Question

Form the differential equation of the family of curves represented by $$ y=c(x-c)^2, $$ where $$ c $$
is a parameter.

Answer

**step1** Understanding the problem

The problem asks us to find the differential equation of the family of curves represented by the equation $$y = c(x-c)^2$$, where $$c$$ is a parameter. This means we need to eliminate the parameter $$c$$ from the given equation and its derivative.
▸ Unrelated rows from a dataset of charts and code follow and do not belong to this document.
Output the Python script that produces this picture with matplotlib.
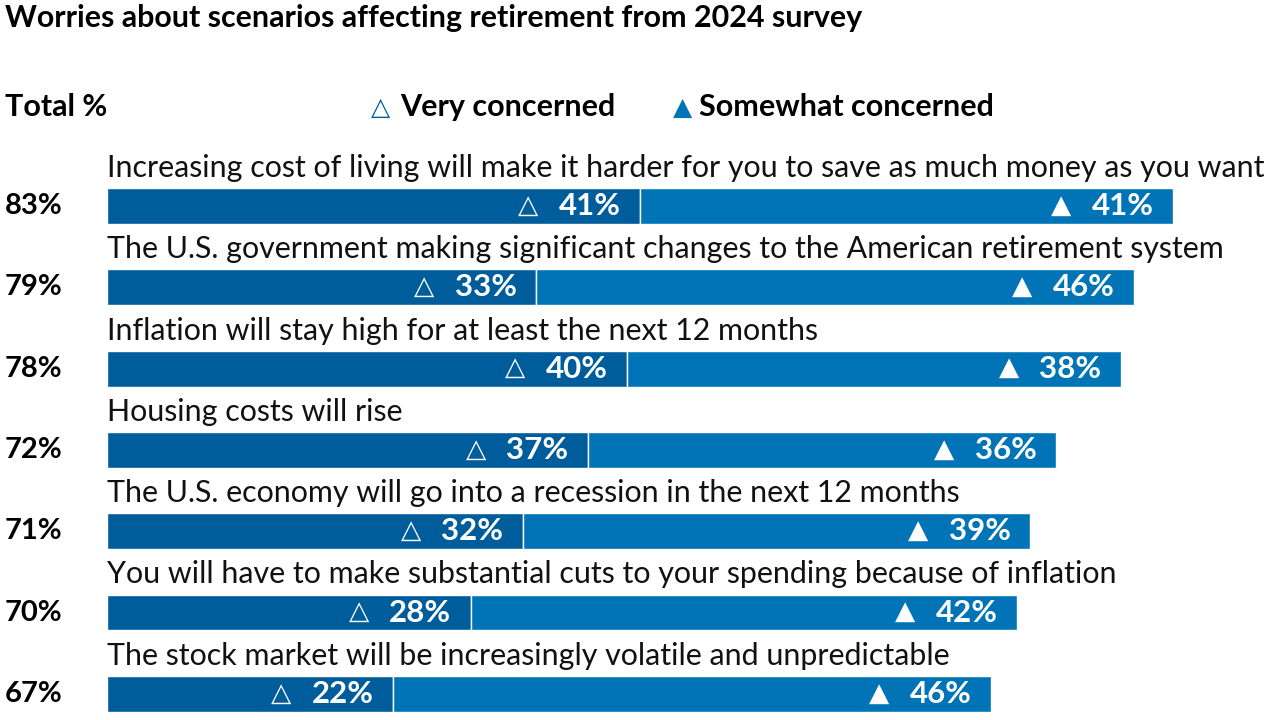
import matplotlib.pyplot as plt

categories = [
    "Increasing cost of living will make it harder for you to save as much money as you want",
    "The U.S. government making significant changes to the American retirement system",
    "Inflation will stay high for at least the next 12 months",
    "Housing costs will rise",
    "The U.S. economy will go into a recession in the next 12 months",
    "You will have to make substantial cuts to your spending because of inflation",
    "The stock market will be increasingly volatile and unpredictable",
]
very = [41, 33, 40, 37, 32, 28, 22]
somewhat = [41, 46, 38, 36, 39, 42, 46]
totals = [83, 79, 78, 72, 71, 70, 67]

dark = "#005d9c"
light = "#0074b7"
fam = ["Lato", "DejaVu Sans"]

fig = plt.figure(figsize=(12.8, 7.2), dpi=100)
ax = fig.add_axes([0, 0, 1, 1])
# 13 px per percent, bars start at x=107px
ax.set_xlim(-107 / 13, 1173 / 13)
ax.set_ylim(6.322, -2.534)
ax.axis("off")

rows = range(len(categories))
ax.barh(rows, very, height=0.44, color=dark, edgecolor="white", linewidth=1)
ax.barh(rows, somewhat, left=very, height=0.44, color=light, edgecolor="white", linewidth=1)


def value_label(x, y, val, mark):
    t = ax.text(x, y, f"{val}%", fontsize=22.5, family=fam, fontweight="bold",
                color="white", va="center", ha="right")
    ax.annotate(mark, xy=(0, 0.5), xycoords=t, xytext=(-20, 1), textcoords="offset pixels",
                fontsize=19, family=fam, color="white", va="center", ha="right")


ytr = ax.get_yaxis_transform()
for i in rows:
    ax.text(0, i - 0.357, categories[i], fontsize=21.9, family=fam,
            va="baseline", ha="left", color="#111111")
    ax.text(5 / 1280, i, f"{totals[i]}%", transform=ytr, fontsize=21,
            family=fam, fontweight="bold", va="center", ha="left")
    value_label(very[i] - 1.5, i, very[i], "\u25b3")
    value_label(very[i] + somewhat[i] - 1.5, i, somewhat[i], "\u25b2")

ly = (107 - 206) / 81.3
ax.text(5 / 1280, ly, "Total %", transform=ytr, fontsize=22, family=fam,
        fontweight="bold", va="center", ha="left")
ax.text(371 / 1280, ly, "\u25b3", transform=ytr, fontsize=18, family=fam,
        color=dark, va="center", ha="left")
ax.text(400 / 1280, ly, "Very concerned", transform=ytr, fontsize=22, family=fam,
        fontweight="bold", va="center", ha="left")
ax.text(673 / 1280, ly, "\u25b2", transform=ytr, fontsize=18, family=fam,
        color=light, va="center", ha="left")
ax.text(699 / 1280, ly, "Somewhat concerned", transform=ytr, fontsize=22, family=fam,
        fontweight="bold", va="center", ha="left")

fig.text(5 / 1280, 1 - 18 / 720, "Worries about scenarios affecting retirement from 2024 survey",
         fontsize=21.9, family=fam, fontweight="bold", va="center", ha="left")

fig.savefig("out.png", dpi=100)
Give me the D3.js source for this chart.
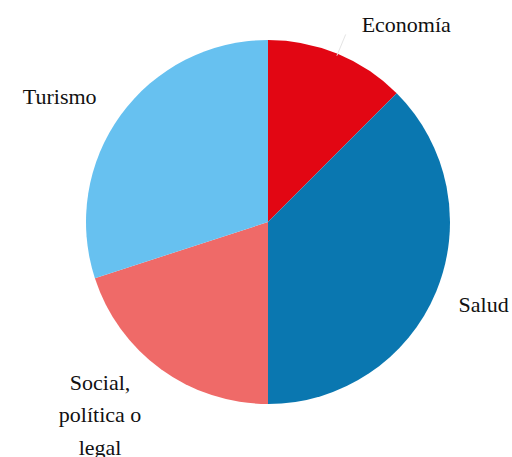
<!DOCTYPE html>
<html>
<head>
    <script src="https://d3js.org/d3.v7.min.js"></script>
    <style>
        body, html { margin: 0; padding: 0; background: #fff; }
        svg text.slice-label {
            font-family: "Liberation Serif", "Times New Roman", Tinos, "DejaVu Serif", serif !important;
        }
    </style>
</head>
<body>
<script>
    // Chart data
    const categories = ["Economía", "Salud", "Social, política o legal", "Turismo"];
    const shares = [12.5, 37.5, 20, 30];
    const colors = ["#e20613", "#0a77b0", "#ef6a68", "#67c1f0"];
    // label lines (wrapped as in the original)
    const labelLines = [["Economía"], ["Salud"], ["Social,", "política o", "legal"], ["Turismo"]];

    const width = 512, height = 457;
    const cx = 268, cy = 222, radius = 182;

    const svg = d3.select("body").append("svg")
        .attr("width", width)
        .attr("height", height);

    const g = svg.append("g").attr("transform", `translate(${cx},${cy})`);

    const data = categories.map((c, i) => ({ name: c, value: shares[i], color: colors[i], lines: labelLines[i] }));

    const pie = d3.pie().value(d => d.value).sort(null);
    const arc = d3.arc().innerRadius(0).outerRadius(radius);
    const arcs = pie(data);

    g.selectAll("path")
        .data(arcs)
        .join("path")
        .attr("d", arc)
        .attr("fill", d => d.data.color);

    // faint leader line for Economía
    const la = 22.5 * Math.PI / 180;
    g.append("line")
        .attr("x1", Math.sin(la) * (radius - 2))
        .attr("y1", -Math.cos(la) * (radius - 2))
        .attr("x2", Math.sin(la) * (radius + 21))
        .attr("y2", -Math.cos(la) * (radius + 21))
        .attr("stroke", "#e4e4e4")
        .attr("stroke-width", 1);

    // label placement: angle (deg, clockwise from top) and radius, tuned by eye
    const labelPos = [
        { a: 35, r: 241 },
        { a: 111, r: 231 },
        { a: 221, r: 256 },
        { a: 301, r: 243 }
    ];
    const lineH = 32.5;
    const fontSize = 22;

    const labelRows = [];
    arcs.forEach((d, i) => {
        const p = labelPos[i];
        const ang = p.a * Math.PI / 180;
        const x = cx + Math.sin(ang) * p.r;
        const y0 = cy - Math.cos(ang) * p.r - (d.data.lines.length - 1) * lineH / 2 + fontSize * 0.33;
        d.data.lines.forEach((ln, k) => labelRows.push({ text: ln, x: x, y: y0 + k * lineH }));
    });

    svg.selectAll("text")
        .data(labelRows)
        .join("text")
        .attr("class", "slice-label")
        .attr("x", d => d.x)
        .attr("y", d => d.y)
        .attr("font-size", fontSize)
        .attr("font-family", "Liberation Serif, serif")
        .attr("fill", "#111")
        .attr("text-anchor", "middle")
        .text(d => d.text);
</script>
</body>
</html>
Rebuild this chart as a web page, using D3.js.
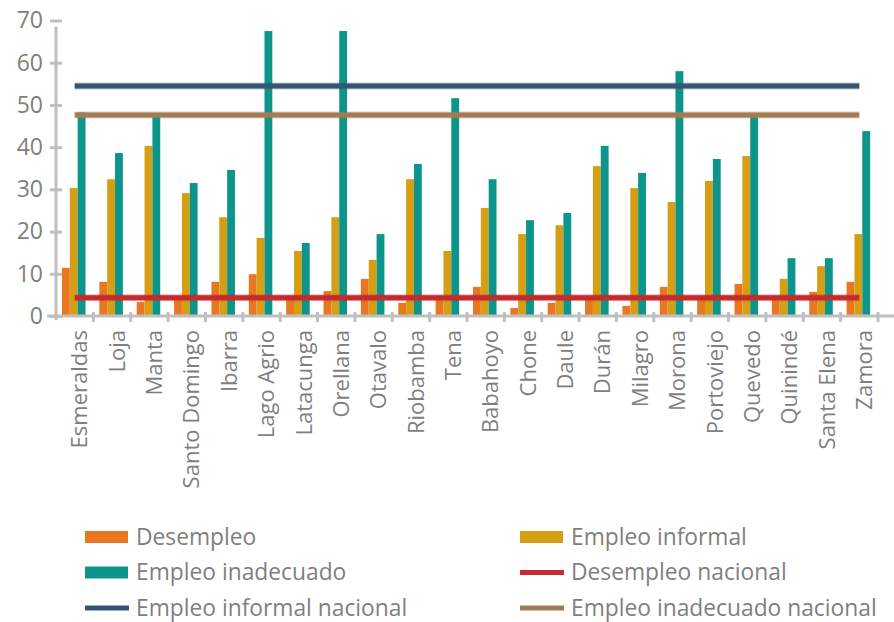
<!DOCTYPE html>
<html>
<head>
<meta charset="utf-8">
<script src="https://cdn.jsdelivr.net/npm/d3@7"></script>
<style>
  html, body { margin: 0; padding: 0; background: #fff; }
  svg { display: block; }
  text { font-family: "Open Sans", "Noto Sans", sans-serif; }
</style>
</head>
<body>
<svg id="chart" width="894" height="622"></svg>
<script>
const categories = ["Esmeraldas","Loja","Manta","Santo Domingo","Ibarra","Lago Agrio","Latacunga","Orellana","Otavalo","Riobamba","Tena","Babahoyo","Chone","Daule","Durán","Milagro","Morona","Portoviejo","Quevedo","Quinindé","Santa Elena","Zamora"];
const desempleo = [11.4, 8.1, 3.3, 4.2, 8.1, 9.9, 4.0, 5.9, 8.8, 3.1, 4.3, 6.9, 1.9, 3.1, 4.2, 2.4, 6.9, 4.0, 7.6, 4.2, 5.7, 8.1];
const empleoInformal = [30.3, 32.4, 40.3, 29.1, 23.4, 18.5, 15.4, 23.4, 13.3, 32.4, 15.4, 25.6, 19.4, 21.5, 35.5, 30.3, 27.0, 32.0, 37.9, 8.8, 11.8, 19.4];
const empleoInadecuado = [48.2, 38.6, 47.2, 31.5, 34.6, 67.5, 17.3, 67.5, 19.4, 36.0, 51.6, 32.4, 22.7, 24.4, 40.3, 33.9, 58.0, 37.2, 47.1, 13.7, 13.7, 43.8];
const desempleoNacional = 4.3;
const empleoInformalNacional = 54.5;
const empleoInadecuadoNacional = 47.6;
const yTicks = [0, 10, 20, 30, 40, 50, 60, 70];

const barSeries = [
  { name: "Desempleo", values: desempleo, color: "#E87722" },
  { name: "Empleo informal", values: empleoInformal, color: "#D69E14" },
  { name: "Empleo inadecuado", values: empleoInadecuado, color: "#0E958B" }
];
const lineSeries = [
  { name: "Desempleo nacional", value: desempleoNacional, color: "#C42A2E" },
  { name: "Empleo informal nacional", value: empleoInformalNacional, color: "#34576F" },
  { name: "Empleo inadecuado nacional", value: empleoInadecuadoNacional, color: "#A57B53" }
];

const svg = d3.select("#chart");
const axisColor = "#BFBFBF";
const textColor = "#7F7F7F";

const x = d3.scaleBand().domain(categories).range([56, 878]).padding(0);
const bw = x.bandwidth();
const xs = d3.scaleBand().domain(barSeries.map(d => d.name)).range([bw * 0.16, bw * 0.79]).padding(0);
const y = d3.scaleLinear().domain([0, 70]).range([316, 20.5]);

// Bars
const g = svg.append("g");
barSeries.forEach(s => {
  g.selectAll(null).data(categories).enter().append("rect")
    .attr("x", (c) => x(c) + xs(s.name))
    .attr("width", xs.bandwidth())
    .attr("y", (c, i) => y(s.values[i]))
    .attr("height", (c, i) => y(0) - y(s.values[i]))
    .attr("fill", s.color);
});

// Axes lines
svg.append("line").attr("x1", 56).attr("x2", 56).attr("y1", y(70) + 6).attr("y2", y(0) + 4)
  .attr("stroke", axisColor).attr("stroke-width", 3);
svg.append("line").attr("x1", 47).attr("x2", 894).attr("y1", y(0)).attr("y2", y(0))
  .attr("stroke", axisColor).attr("stroke-width", 3);

// Y axis
const yAxis = svg.append("g").attr("transform", "translate(56,0)")
  .call(d3.axisLeft(y).tickValues(yTicks).tickSize(6).tickPadding(7).tickFormat(d3.format("d")));
yAxis.select(".domain").remove();
yAxis.selectAll(".tick line").attr("x1", -6).attr("x2", 6).attr("stroke", axisColor).attr("stroke-width", 3);
yAxis.selectAll(".tick text").attr("fill", textColor).style("font-size", "23px").style("font-family", "Open Sans");

// X axis ticks at band boundaries
const bounds = categories.map(c => x(c)).concat([x(categories[categories.length - 1]) + bw]);
svg.append("g").selectAll("line").data(bounds.slice(1)).enter().append("line")
  .attr("x1", d => d).attr("x2", d => d).attr("y1", y(0) - 4).attr("y2", y(0) + 6)
  .attr("stroke", axisColor).attr("stroke-width", 3);

// X labels
const xAxis = svg.append("g").attr("transform", `translate(0,${y(0)})`)
  .call(d3.axisBottom(x).tickSize(0).tickPadding(0));
xAxis.select(".domain").remove();
xAxis.selectAll(".tick text")
  .attr("transform", "translate(5,14) rotate(-90)")
  .attr("text-anchor", "end")
  .attr("x", 0).attr("y", 0).attr("dy", "0.35em")
  .attr("fill", textColor)
  .style("font-size", "22px").style("font-family", "Open Sans");

// National lines
lineSeries.forEach(s => {
  const ln = d3.line().x(c => x(c) + bw / 2).y(() => y(s.value));
  svg.append("path").datum(categories).attr("d", ln)
    .attr("fill", "none").attr("stroke", s.color).attr("stroke-width", 7).attr("stroke-opacity", 0.35);
  svg.append("path").datum(categories).attr("d", ln)
    .attr("fill", "none").attr("stroke", s.color).attr("stroke-width", 5);
});

// Legend
const legendItems = [
  { name: "Desempleo", color: "#E87722", type: "rect" },
  { name: "Empleo informal", color: "#D69E14", type: "rect" },
  { name: "Empleo inadecuado", color: "#0E958B", type: "rect" },
  { name: "Desempleo nacional", color: "#C42A2E", type: "line" },
  { name: "Empleo informal nacional", color: "#34576F", type: "line" },
  { name: "Empleo inadecuado nacional", color: "#A57B53", type: "line" }
];
const legend = svg.append("g");
legendItems.forEach((d, i) => {
  const col = i % 2, row = Math.floor(i / 2);
  const lx = col === 0 ? 85 : 520;
  const ly = 537 + row * 35.5;
  const item = legend.append("g").attr("transform", `translate(${lx},${ly})`);
  if (d.type === "rect") {
    item.append("rect").attr("x", 0).attr("y", -6).attr("width", 43).attr("height", 12).attr("fill", d.color);
  } else {
    item.append("line").attr("x1", 0).attr("x2", 44).attr("y1", 0).attr("y2", 0)
      .attr("stroke", d.color).attr("stroke-width", 5);
  }
  item.append("text").attr("x", 51).attr("y", 0).attr("dy", "0.35em")
    .attr("fill", textColor).style("font-size", "22.8px").text(d.name);
});
</script>
</body>
</html>
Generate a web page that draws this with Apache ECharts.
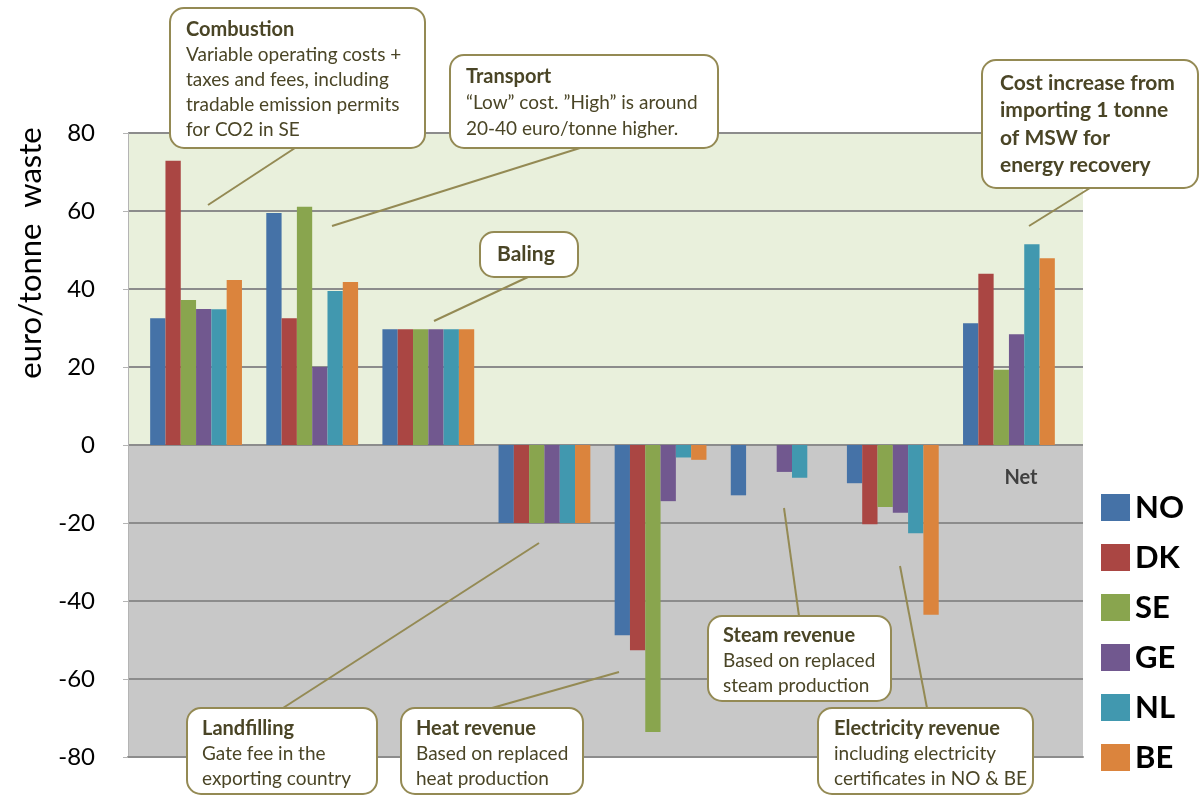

**step2** Differentiating the equation

First, we differentiate the given equation $$y = c(x-c)^2$$ with respect to $$x$$.
Using the chain rule, the derivative of $$(x-c)^2$$ is $$2(x-c) \cdot 1 = 2(x-c)$$.
So, $$\frac{dy}{dx} = c \cdot 2(x-c)$$.
Let's denote $$\frac{dy}{dx}$$ as $$y'$$.
Thus, we have two equations:
1. $$y = c(x-c)^2$$
2. $$y' = 2c(x-c)$$

Question1.step3 (Expressing $$(x-c)$$ in terms of $$y'$$ and $$c$$)

From equation (2), we can express $$(x-c)$$ in terms of $$y'$$ and $$c$$:
$$x-c = \frac{y'}{2c}$$

**step4** Substituting into the original equation

Now, substitute the expression for $$(x-c)$$ from Step 3 into equation (1):
$$y = c \left( \frac{y'}{2c} \right)^2$$
$$y = c \frac{(y')^2}{4c^2}$$
$$y = \frac{(y')^2}{4c}$$

**step5** Expressing $$c$$ in terms of $$y$$ and $$y'$$

From the result in Step 4, we can solve for $$c$$:
$$4cy = (y')^2$$
$$c = \frac{(y')^2}{4y}$$

Question1.step6 (Substituting $$c$$ back into the expression for $$(x-c)$$)

Now, substitute the expression for $$c$$ from Step 5 back into the expression for $$(x-c)$$ from Step 3:
$$x-c = \frac{y'}{2c}$$
$$x - \frac{(y')^2}{4y} = \frac{y'}{2 \left( \frac{(y')^2}{4y} \right)}$$
$$x - \frac{(y')^2}{4y} = \frac{y'}{\frac{(y')^2}{2y}}$$
To simplify the right side, we multiply by the reciprocal of the denominator:
$$x - \frac{(y')^2}{4y} = y' \cdot \frac{2y}{(y')^2}$$
$$x - \frac{(y')^2}{4y} = \frac{2y}{y'}$$

**step7** Forming the differential equation

To eliminate the denominators, multiply the entire equation from Step 6 by $$4yy'$$. (Note: We assume $$y \neq 0$$ and $$y' \neq 0$$ for this step. If $$y=0$$, the original equation implies $$c=0$$ or $$x=c$$. If $$c=0$$, then $$y=0$$ for all $$x$$, so $$y'=0$$, which satisfies the final DE. If $$x=c$$, then $$y=0$$ and $$y'=0$$, also satisfying the final DE.)
$$4yy' \left( x - \frac{(y')^2}{4y} \right) = 4yy' \left( \frac{2y}{y'} \right)$$
$$4xyy' - (y')^3 = 8y^2$$
Rearranging the terms to a standard form:
$$(y')^3 - 4xyy' + 8y^2 = 0$$
This is the required differential equation.